Les groupes, partis et groupements politiques peuvent décider d’utiliser en commun leur temps de parole ;
2° Le Conseil supérieur de l’audiovisuel accorde également une durée maximale d’émission de trente minutes à la télévision et de trente minutes à la radio aux partis et groupements politiques qui ne sont pas représentés au sein, selon le cas, du congrès ou de l’assemblée de province. Elle est répartie également entre chaque parti ou groupement politique et ne peut excéder cinq minutes à la télévision et cinq minutes à la radio ;
3° Les conditions de production, de programmation et de diffusion des émissions sont fixées par le Conseil supérieur de l’audiovisuel.
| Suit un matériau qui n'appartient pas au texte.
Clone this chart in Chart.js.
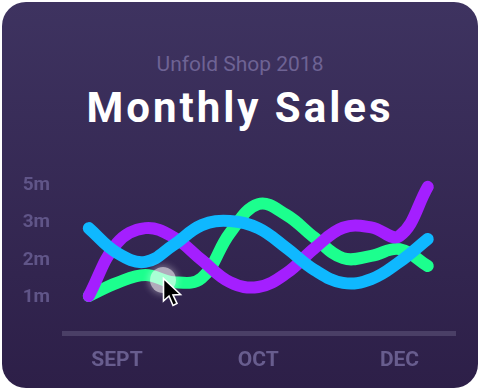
<!DOCTYPE html>
<html>
<head>
<meta charset="utf-8">
<title>Monthly Sales</title>
<script src="https://cdn.jsdelivr.net/npm/chart.js@4/dist/chart.umd.js"></script>
<style>
  html, body { margin: 0; padding: 0; background: #fff; font-family: Roboto, sans-serif; }
  #card {
    position: absolute; left: 2px; top: 2px; width: 476px; height: 386px;
    border-radius: 24px; overflow: hidden;
    background: linear-gradient(180deg, #3e3360 0%, #2d1f48 100%);
  }
  #wrap { position: absolute; left: 0; top: 0; width: 480px; height: 390px; }
  .sub, .ttl { position: absolute; left: 0; width: 480px; text-align: center; margin: 0; }
  .sub { top: 51px; font-size: 21px; font-weight: 400; line-height: 26px; color: #6e6394; }
  .ttl { top: 83px; font-size: 42px; font-weight: 700; line-height: 50px; letter-spacing: 3px; color: #fff; }
  #hover {
    position: absolute; left: 150px; top: 267px; width: 26px; height: 26px; border-radius: 50%;
    background: rgba(255,255,255,.62); box-shadow: 0 0 6px 2px rgba(255,255,255,.3);
  }
  #cursor { position: absolute; left: 162px; top: 277px; }
</style>
</head>
<body>
<div id="card"></div>
<div class="sub">Unfold Shop 2018</div>
<h1 class="ttl">Monthly Sales</h1>
<div id="wrap"><canvas id="grafik" width="480" height="390"></canvas></div>
<div id="hover"></div>
<svg id="cursor" width="22" height="32" viewBox="0 0 22 32">
  <path d="M1.5 1.5 L1.5 24 L7 19 L11 28.5 L15 26.5 L11 18 L18.5 17.5 Z" fill="#000" stroke="#fff" stroke-width="1.6"/>
</svg>
<script>
// ===== data =====
const categories = ['', '', 'SEPT', '', '', '', '', 'OCT', '', '', '', '', 'DEC', '', ''];
// axis labels are evenly spaced even though they read 1,2,3,5, so values are axis positions
const yTicks = ['', '1m', '2m', '3m', '5m', ''];
const purple = [null, 1.0, 2.41, 2.81, 2.57, 1.96, 1.37, 1.24, 1.61, 2.28, 2.82, 2.83, 2.6, 3.91, null];
const green  = [null, 1.0, 1.35, 1.56, 1.37, 1.48, 2.68, 3.45, 3.16, 2.55, 2.01, 2.07, 2.25, 1.8, null];
const blue   = [null, 2.81, 2.15, 1.91, 2.36, 2.89, 3.0, 2.81, 2.28, 1.69, 1.35, 1.45, 1.91, 2.52, null];

const line = (data, color) => ({
  data,
  borderColor: color,
  borderWidth: 12,
  borderCapStyle: 'round',
  borderJoinStyle: 'round',
  tension: 0.4,
  pointRadius: 0,
  fill: false,
});

// baseline bar stops a little short of the plot's left edge
const axisBar = {
  id: 'axisBar',
  beforeDatasetsDraw(chart) {
    const { ctx, chartArea: a } = chart;
    ctx.save();
    ctx.fillStyle = '#4a3f66';
    ctx.fillRect(a.left + 1.5, a.bottom - 2.5, a.right - a.left - 1.5, 5);
    ctx.restore();
  }
};

// ===== chart =====
new Chart(document.getElementById('grafik').getContext('2d'), {
  type: 'line',
  data: {
    labels: categories,
    // first dataset is painted on top
    datasets: [line(blue, '#0fb8ff'), line(purple, '#a41fff'), line(green, '#1cff8e')]
  },
  plugins: [axisBar],
  options: {
    responsive: false,
    animation: false,
    events: [],
    layout: { padding: { top: 146, right: 24, left: 0, bottom: 0 } },
    plugins: { legend: { display: false }, tooltip: { enabled: false } },
    scales: {
      x: {
        offset: false,
        grid: { display: false, drawTicks: false },
        border: { display: false },
        ticks: {
          autoSkip: false, maxRotation: 0, padding: 15,
          color: '#685d8e',
          font: { family: 'Roboto', size: 21, weight: '700' }
        },
        afterFit: s => { s.height = 56.5; }
      },
      y: {
        min: 0, max: 5,
        grid: { display: false, drawTicks: false },
        border: { display: false },
        ticks: {
          stepSize: 1, padding: 10.5, labelOffset: 1.5,
          color: '#605588',
          font: { family: 'Roboto', size: 19, weight: '700' },
          callback: v => yTicks[v]
        },
        afterFit: s => { s.width = 60.5; }
      }
    }
  }
});
</script>
</body>
</html>
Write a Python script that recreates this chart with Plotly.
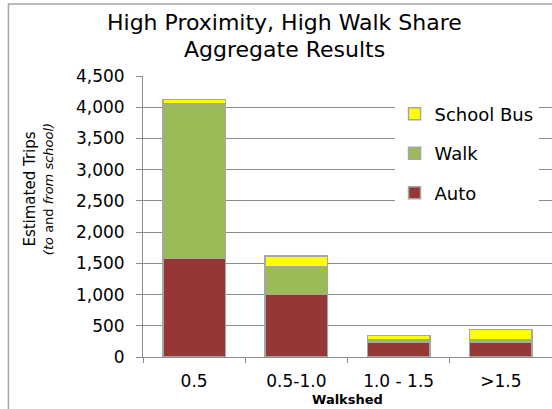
import plotly.graph_objects as go

categories = ["0.5", "0.5-1.0", "1.0 - 1.5", ">1.5"]
auto = [1575, 1000, 230, 230]
walk = [2475, 450, 50, 50]
school_bus = [75, 165, 65, 160]

y_ticks = [0, 500, 1000, 1500, 2000, 2500, 3000, 3500, 4000, 4500]
y_ticktext = ["0", "500", "1,000", "1,500", "2,000", "2,500", "3,000", "3,500", "4,000", "4,500"]

FONT = "DejaVu Sans"
border = dict(color="#a6a6a6", width=1.5)

fig = go.Figure()
fig.add_trace(go.Bar(name="Auto", x=categories, y=auto, marker=dict(color="#953735", line=border),
                     legendgroup="a", legendrank=3))
fig.add_trace(go.Bar(name="Walk", x=categories, y=walk, marker=dict(color="#9BBB59", line=border),
                     legendgroup="w", legendrank=2))
fig.add_trace(go.Bar(name="School Bus", x=categories, y=school_bus, marker=dict(color="#FFFF00", line=border),
                     legendgroup="s", legendrank=1))

fig.update_layout(
    width=552, height=409,
    margin=dict(l=143, r=0, t=76, b=52),
    barmode="stack", bargap=0.39,
    paper_bgcolor="white", plot_bgcolor="white",
    font=dict(family=FONT, color="black", size=17),
    legend=dict(x=0.615, y=0.93, xanchor="left", yanchor="top", bgcolor="white",
                traceorder="grouped", tracegroupgap=13,
                font=dict(family=FONT, size=18), itemwidth=30),
    showlegend=True,
)
fig.update_yaxes(range=[0, 4500], tickvals=y_ticks, ticktext=y_ticktext,
                 showgrid=True, gridcolor="#8c8c8c", gridwidth=1,
                 showline=True, linecolor="#8c8c8c", linewidth=1,
                 ticks="outside", ticklen=6, tickcolor="#8c8c8c",
                 ticklabelstandoff=8, zeroline=False,
                 tickfont=dict(family=FONT, size=17))
fig.update_xaxes(showline=True, linecolor="#8c8c8c", linewidth=1,
                 ticks="outside", ticklen=5, tickcolor="#8c8c8c",
                 tickson="boundaries", showgrid=False, ticklabelstandoff=9,
                 tickfont=dict(family=FONT, size=17))

# Title (two lines)
fig.add_annotation(text="High Proximity, High Walk Share", xref="paper", yref="paper",
                   x=0.345, y=1.192, showarrow=False, xanchor="center", yanchor="middle",
                   font=dict(family=FONT, size=22, color="black"))
fig.add_annotation(text="Aggregate Results", xref="paper", yref="paper",
                   x=0.345, y=1.096, showarrow=False, xanchor="center", yanchor="middle",
                   font=dict(family=FONT, size=22, color="black"))

# x-axis title
fig.add_annotation(text="<b>Walkshed</b>", xref="paper", yref="paper",
                   x=0.5, y=-0.15, showarrow=False, xanchor="center", yanchor="middle",
                   font=dict(family=FONT, size=13, color="black"))

# y-axis title
fig.add_annotation(text="<span style='font-size:15px'>Estimated Trips</span><br>"
                        "<span style='font-size:13px'><i>(to</i> and <i>from school)</i></span>",
                   xref="paper", yref="paper", x=-0.257, y=0.597, textangle=-90,
                   showarrow=False, font=dict(family=FONT, size=14, color="black"),
                   xanchor="center", yanchor="middle")

fig.add_shape(type="rect", xref="paper", yref="paper",
              x0=-0.329, x1=1.2, y0=-0.5, y1=1.2565,
              line=dict(color="#a6a6a6", width=1.5), fillcolor="rgba(0,0,0,0)", layer="below")

fig.write_html("out.html", config={"displayModeBar": False},
               post_script="document.body.style.margin='0';document.body.style.overflow='hidden';")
Celui-ci adresse des recommandations aux exploitants des autres services de communication audiovisuelle autorisés en Nouvelle-Calédonie.
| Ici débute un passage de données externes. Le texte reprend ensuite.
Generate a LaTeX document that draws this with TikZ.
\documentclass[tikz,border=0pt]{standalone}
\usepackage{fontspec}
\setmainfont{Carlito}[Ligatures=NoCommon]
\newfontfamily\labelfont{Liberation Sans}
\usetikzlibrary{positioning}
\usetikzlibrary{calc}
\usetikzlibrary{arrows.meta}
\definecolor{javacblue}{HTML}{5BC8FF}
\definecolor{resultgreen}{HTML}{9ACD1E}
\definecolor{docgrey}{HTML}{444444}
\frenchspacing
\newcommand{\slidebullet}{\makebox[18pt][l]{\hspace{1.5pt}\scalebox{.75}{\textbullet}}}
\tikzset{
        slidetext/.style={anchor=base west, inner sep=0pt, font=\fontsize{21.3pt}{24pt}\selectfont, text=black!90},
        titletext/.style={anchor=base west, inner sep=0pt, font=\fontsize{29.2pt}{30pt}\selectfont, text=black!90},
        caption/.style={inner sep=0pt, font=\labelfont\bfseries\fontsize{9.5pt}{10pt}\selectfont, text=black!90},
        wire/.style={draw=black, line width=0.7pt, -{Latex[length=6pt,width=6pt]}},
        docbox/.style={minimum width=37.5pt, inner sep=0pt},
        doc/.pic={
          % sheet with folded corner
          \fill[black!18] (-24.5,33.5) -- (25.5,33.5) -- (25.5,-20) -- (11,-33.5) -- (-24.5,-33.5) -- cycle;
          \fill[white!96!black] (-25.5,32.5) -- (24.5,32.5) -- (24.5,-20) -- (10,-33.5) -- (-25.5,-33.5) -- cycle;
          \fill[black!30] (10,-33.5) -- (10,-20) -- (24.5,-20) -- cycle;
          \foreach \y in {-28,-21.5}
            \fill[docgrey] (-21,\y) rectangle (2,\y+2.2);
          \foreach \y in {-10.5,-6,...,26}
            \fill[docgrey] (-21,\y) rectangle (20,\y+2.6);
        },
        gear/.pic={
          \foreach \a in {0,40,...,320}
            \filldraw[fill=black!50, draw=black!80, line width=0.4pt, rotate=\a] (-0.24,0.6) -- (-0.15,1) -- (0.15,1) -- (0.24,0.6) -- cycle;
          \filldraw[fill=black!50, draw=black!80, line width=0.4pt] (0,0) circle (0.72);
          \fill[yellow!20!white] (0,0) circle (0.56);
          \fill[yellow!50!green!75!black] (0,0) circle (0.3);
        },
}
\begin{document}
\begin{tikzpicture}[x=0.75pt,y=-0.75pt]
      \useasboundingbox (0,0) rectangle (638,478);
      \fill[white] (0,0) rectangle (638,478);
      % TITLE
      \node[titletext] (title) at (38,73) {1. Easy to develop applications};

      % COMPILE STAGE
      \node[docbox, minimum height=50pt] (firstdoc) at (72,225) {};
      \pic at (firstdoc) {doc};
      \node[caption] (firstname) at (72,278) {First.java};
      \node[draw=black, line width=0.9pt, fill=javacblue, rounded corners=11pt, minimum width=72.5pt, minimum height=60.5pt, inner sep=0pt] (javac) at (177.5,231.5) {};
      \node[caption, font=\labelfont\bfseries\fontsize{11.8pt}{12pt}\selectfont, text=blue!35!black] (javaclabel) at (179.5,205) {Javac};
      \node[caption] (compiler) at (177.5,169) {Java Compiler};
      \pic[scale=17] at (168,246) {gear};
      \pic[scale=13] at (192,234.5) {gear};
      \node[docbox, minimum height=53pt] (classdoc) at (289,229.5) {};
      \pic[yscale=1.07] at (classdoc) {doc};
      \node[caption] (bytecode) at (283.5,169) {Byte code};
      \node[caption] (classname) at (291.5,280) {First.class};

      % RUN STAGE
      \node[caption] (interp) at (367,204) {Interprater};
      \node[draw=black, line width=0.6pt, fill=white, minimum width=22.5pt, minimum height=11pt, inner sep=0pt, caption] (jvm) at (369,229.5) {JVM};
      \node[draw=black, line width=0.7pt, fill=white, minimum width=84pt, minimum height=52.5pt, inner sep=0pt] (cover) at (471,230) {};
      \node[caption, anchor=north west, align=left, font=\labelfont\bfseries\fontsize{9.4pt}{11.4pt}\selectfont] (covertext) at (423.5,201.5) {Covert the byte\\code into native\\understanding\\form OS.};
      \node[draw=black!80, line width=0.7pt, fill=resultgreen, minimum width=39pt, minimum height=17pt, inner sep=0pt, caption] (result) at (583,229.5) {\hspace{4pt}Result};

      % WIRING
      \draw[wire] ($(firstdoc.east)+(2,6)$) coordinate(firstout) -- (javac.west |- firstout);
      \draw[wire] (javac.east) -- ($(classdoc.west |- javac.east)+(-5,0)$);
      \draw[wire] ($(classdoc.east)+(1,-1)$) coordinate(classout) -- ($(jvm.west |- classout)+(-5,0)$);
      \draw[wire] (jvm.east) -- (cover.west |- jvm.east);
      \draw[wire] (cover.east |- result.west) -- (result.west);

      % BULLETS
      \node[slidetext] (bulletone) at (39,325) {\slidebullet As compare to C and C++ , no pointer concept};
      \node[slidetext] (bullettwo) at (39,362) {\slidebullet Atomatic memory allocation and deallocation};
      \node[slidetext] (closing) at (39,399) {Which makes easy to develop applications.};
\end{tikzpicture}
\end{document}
« Art. 209-38. – Seuls peuvent participer au scrutin les électeurs inscrits sur la liste électorale spéciale visée à l’article 188.
« Art. 209-39. – Les opérations préparatoires au scrutin, les opérations de vote, le recensement des votes et la proclamation des résultats sont effectués dans les conditions prévues par le chapitre VI du titre Ier du livre Ier du code électoral, à l’exception des articles L. 56, L. 57, L. 58, L. 66, L. 68 (deuxième alinéa) et L. 85-1.
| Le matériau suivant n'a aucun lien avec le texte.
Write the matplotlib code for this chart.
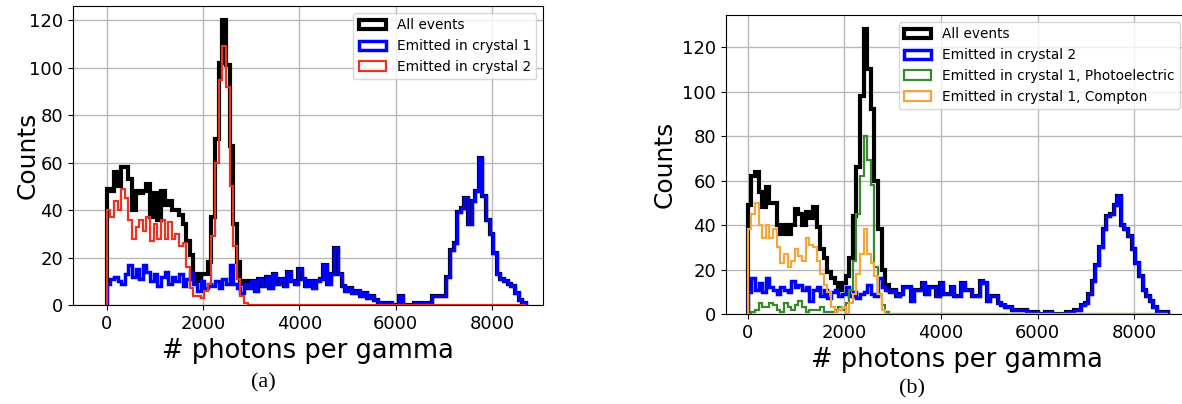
import numpy as np
import matplotlib.pyplot as plt

# bin edges (photons per gamma), 75 wide, 0..8700
edges = np.arange(0, 8701, 75)
centers = edges[:-1] + 37.5

# ---- panel (a) ----
a_crystal1 = [9, 11, 12, 10, 9, 13, 17, 12, 15, 11,
              17, 14, 10, 13, 8, 12, 14, 9, 12, 10,
              13, 8, 11, 14, 9, 6, 10, 7, 9, 8,
              10, 7, 11, 9, 17, 9, 7, 5, 9, 7,
              10, 6, 11, 8, 12, 7, 13, 9, 11, 8,
              14, 10, 9, 15, 11, 8, 10, 7, 10, 11,
              17, 9, 13, 24, 13, 8, 6, 7, 5, 6,
              4, 5, 3, 4, 2, 1, 1, 0, 1, 0,
              0, 4, 0, 0, 0, 1, 1, 1, 1, 1,
              4, 4, 4, 4, 12, 23, 26, 39, 41, 45,
              34, 44, 48, 62, 46, 36, 30, 22, 13, 11,
              10, 9, 8, 5, 2, 1]
a_crystal2 = [40, 37, 44, 40, 49, 45, 36, 28, 33, 36,
              31, 37, 27, 34, 28, 36, 28, 35, 28, 30,
              25, 26, 16, 7, 4, 4, 3, 6, 9, 29,
              60, 95, 109, 92, 50, 25, 11, 4, 1] + [0] * 77
a_all = [49, 48, 56, 50, 58, 58, 53, 40, 48, 47,
         48, 51, 37, 47, 36, 48, 42, 44, 40, 40,
         38, 34, 27, 21, 13, 10, 13, 13, 18, 37,
         70, 102, 120, 101, 67, 34, 18, 9, 10, 7,
         10, 6, 11, 8, 12, 7, 13, 9, 11, 8,
         14, 10, 9, 15, 11, 8, 10, 7, 10, 11,
         17, 9, 13, 24, 13, 8, 6, 7, 5, 6,
         4, 5, 3, 4, 2, 1, 1, 0, 1, 0,
         0, 4, 0, 0, 0, 1, 1, 1, 1, 1,
         4, 4, 4, 4, 12, 23, 26, 39, 41, 45,
         34, 44, 48, 62, 46, 36, 30, 22, 13, 11,
         10, 9, 8, 5, 2, 1]

# ---- panel (b) ----
b_crystal2 = [10, 16, 11, 14, 10, 16, 12, 11, 9, 12,
              11, 10, 15, 12, 13, 11, 12, 6, 11, 12,
              8, 11, 7, 10, 11, 8, 9, 12, 8, 10,
              7, 9, 10, 13, 9, 8, 16, 12, 11, 10,
              11, 8, 9, 12, 12, 6, 11, 11, 14, 9,
              12, 12, 8, 14, 9, 9, 12, 8, 8, 14,
              11, 11, 8, 8, 15, 14, 6, 8, 8, 5,
              4, 3, 3, 2, 2, 2, 2, 1, 0, 1,
              0, 0, 1, 1, 0, 0, 0, 0, 1, 1,
              2, 2, 4, 5, 9, 15, 22, 30, 38, 44,
              45, 49, 53, 40, 38, 35, 29, 23, 17, 11,
              8, 6, 3, 1, 1, 1]
b_photo = [0, 1, 2, 5, 3, 3, 5, 4, 2, 1,
           5, 3, 2, 4, 6, 3, 1, 2, 2, 2,
           3, 1, 1, 1, 2, 3, 2, 5, 11, 24,
           45, 62, 80, 69, 58, 21, 9, 4, 1, 0] + [0] * 76
b_compton = [38, 45, 50, 40, 34, 40, 34, 38, 30, 23,
             27, 21, 24, 29, 26, 24, 34, 31, 30, 24,
             18, 13, 10, 3, 1, 2, 3, 0, 5, 9,
             18, 27, 38, 27, 23, 17, 9, 2, 0, 0] + [0] * 76
b_all = [49, 62, 64, 55, 48, 57, 50, 50, 40, 36,
         40, 36, 40, 47, 45, 40, 46, 43, 48, 39,
         29, 25, 19, 16, 14, 11, 14, 17, 25, 44,
         66, 98, 128, 110, 92, 60, 38, 20, 13, 11,
         11, 8, 9, 12, 12, 6, 11, 11, 14, 9,
         12, 12, 8, 14, 9, 9, 12, 8, 8, 14,
         11, 11, 8, 8, 15, 14, 6, 8, 8, 5,
         4, 3, 3, 2, 2, 2, 2, 1, 0, 1,
         0, 0, 1, 1, 0, 0, 0, 0, 1, 1,
         2, 2, 4, 5, 9, 15, 22, 30, 38, 44,
         45, 49, 53, 40, 38, 35, 29, 23, 17, 11,
         8, 6, 3, 1, 1, 1]

W, H = 1182, 404
fig = plt.figure(figsize=(W / 100, H / 100), dpi=100)


def px_axes(left, top, right, bottom):
    return fig.add_axes([left / W, 1 - bottom / H, (right - left) / W, (bottom - top) / H])


def style(ax, xlim):
    ax.set_xlim(*xlim)
    ax.set_axisbelow(True)
    ax.grid(True, color='#b8b8b8', lw=1.0)
    ax.tick_params(labelsize=13)
    ax.set_xlabel('# photons per gamma', fontsize=18.5)
    ax.set_ylabel('Counts', fontsize=18)
    ax.set_xticks([0, 2000, 4000, 6000, 8000])


ax1 = px_axes(73, 6, 543, 305)
ax1.hist(centers, bins=edges, weights=a_all, histtype='step', color='black', lw=3, label='All events')
ax1.hist(centers, bins=edges, weights=a_crystal1, histtype='step', color='blue', lw=2.5, label='Emitted in crystal 1')
ax1.hist(centers, bins=edges, weights=a_crystal2, histtype='step', color='#ea3323', lw=1.6, label='Emitted in crystal 2')
style(ax1, (-700, 9058))
ax1.yaxis.set_label_coords(-0.071, 0.5)
ax1.legend(loc='upper right', fontsize=9.8)

ax2 = px_axes(726, 15, 1187, 314)
ax2.hist(centers, bins=edges, weights=b_all, histtype='step', color='black', lw=3, label='All events')
ax2.hist(centers, bins=edges, weights=b_crystal2, histtype='step', color='blue', lw=2.5, label='Emitted in crystal 2')
ax2.hist(centers, bins=edges, weights=b_photo, histtype='step', color='#358a2b', lw=1.6, label='Emitted in crystal 1, Photoelectric')
ax2.hist(centers, bins=edges, weights=b_compton, histtype='step', color='#f4a63a', lw=1.6, label='Emitted in crystal 1, Compton')
style(ax2, (-449, 9095))
ax2.legend(loc='upper right', fontsize=9.8)

fig.text(263 / W, 1 - 383 / H, '(a)', ha='center', va='center', fontsize=16, family='Liberation Serif')
fig.text(912 / W, 1 - 389 / H, '(b)', ha='center', va='center', fontsize=16, family='Liberation Serif')

fig.savefig('out.png', dpi=100)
« Pour l’application du troisième alinéa de l’article L. 65 du même code, il y a lieu de lire : “les réponses portées sur les bulletins sont relevées” au lieu de : “les noms portés sur les bulletins sont relevés” ; “des feuilles de pointage” au lieu de : “des listes” ; “des réponses contradictoires” au lieu de : “des listes et des noms différents” ; “la même réponse” au lieu de : “la même liste ou le même candidat”.
« Les bulletins de vote autres que ceux fournis par le congrès, le gouvernement ou la province concernée, les bulletins trouvés dans l’urne sans enveloppe ou dans une enveloppe non réglementaire, les bulletins ou enveloppes portant des signes intérieurs ou extérieurs de reconnaissance, les bulletins ou enveloppes portant des mentions quelconques n’entrent pas en compte dans le résultat du dépouillement. Ils sont annexés au procès-verbal ainsi que les enveloppes non réglementaires et contresignés par les membres du bureau de vote. Chacun des bulletins ou enveloppes annexés porte mention des causes de l’annexion.
« Art. 209-40. – Sont applicables au référendum local les dispositions du chapitre VII du titre Ier du livre Ier du code électoral, à l’exception des articles L. 88-1 et L. 95 et des 1° à 5° des I, II et III de l’article L. 113-1.
« Pour l’application de ces dispositions, il y a lieu de lire : “groupe politique habilité à participer à la campagne” au lieu de : “candidat” et de “liste de candidats”. »
« Art. 209-41. – Les dispositions du code électoral mentionnées au présent article sont applicables dans les conditions fixées aux articles L. 386, L. 390, L. 391 et L. 392 dudit code.
« Art. 209-42. – La régularité du référendum local peut être contestée dans les conditions, formes et délais prescrits pour les réclamations contre l’élection des membres de l’assemblée de province et du congrès.
« Art. 209-43. – Un décret en Conseil d’État fixe les conditions d’application du présent chapitre.
« Chapitre 2
« Droit de pétition
« Art. 209-44. – Le congrès et les assemblées de province peuvent être saisis, par voie de pétition, de toute question relevant de leur compétence.
« Art. 209-45. – La pétition peut être présentée à titre individuel ou collectif. Elle doit être établie par écrit, sous quelque forme que ce soit, rédigée dans les mêmes termes et signée par 5 % au moins des électeurs inscrits sur les listes électorales de la Nouvelle-Calédonie ou de la province concernée. Elle doit être datée et comporter le nom, le prénom, l’adresse de chaque pétitionnaire et le numéro de son inscription sur la liste électorale.
« La pétition est adressée au président du congrès ou au président de l’assemblée de province concerné. Le bureau du congrès ou de l’assemblée de province concernée se prononce sur la recevabilité de la pétition par une décision motivée, qui est publiée au Journal officiel de la Nouvelle-Calédonie et qui peut faire l’objet d’un recours devant le tribunal administratif.
« Lorsque la pétition est recevable, le président du congrès ou le président de l’assemblée de province concerné en fait rapport à la plus prochaine session. »
La présente loi sera exécutée comme loi de l’État.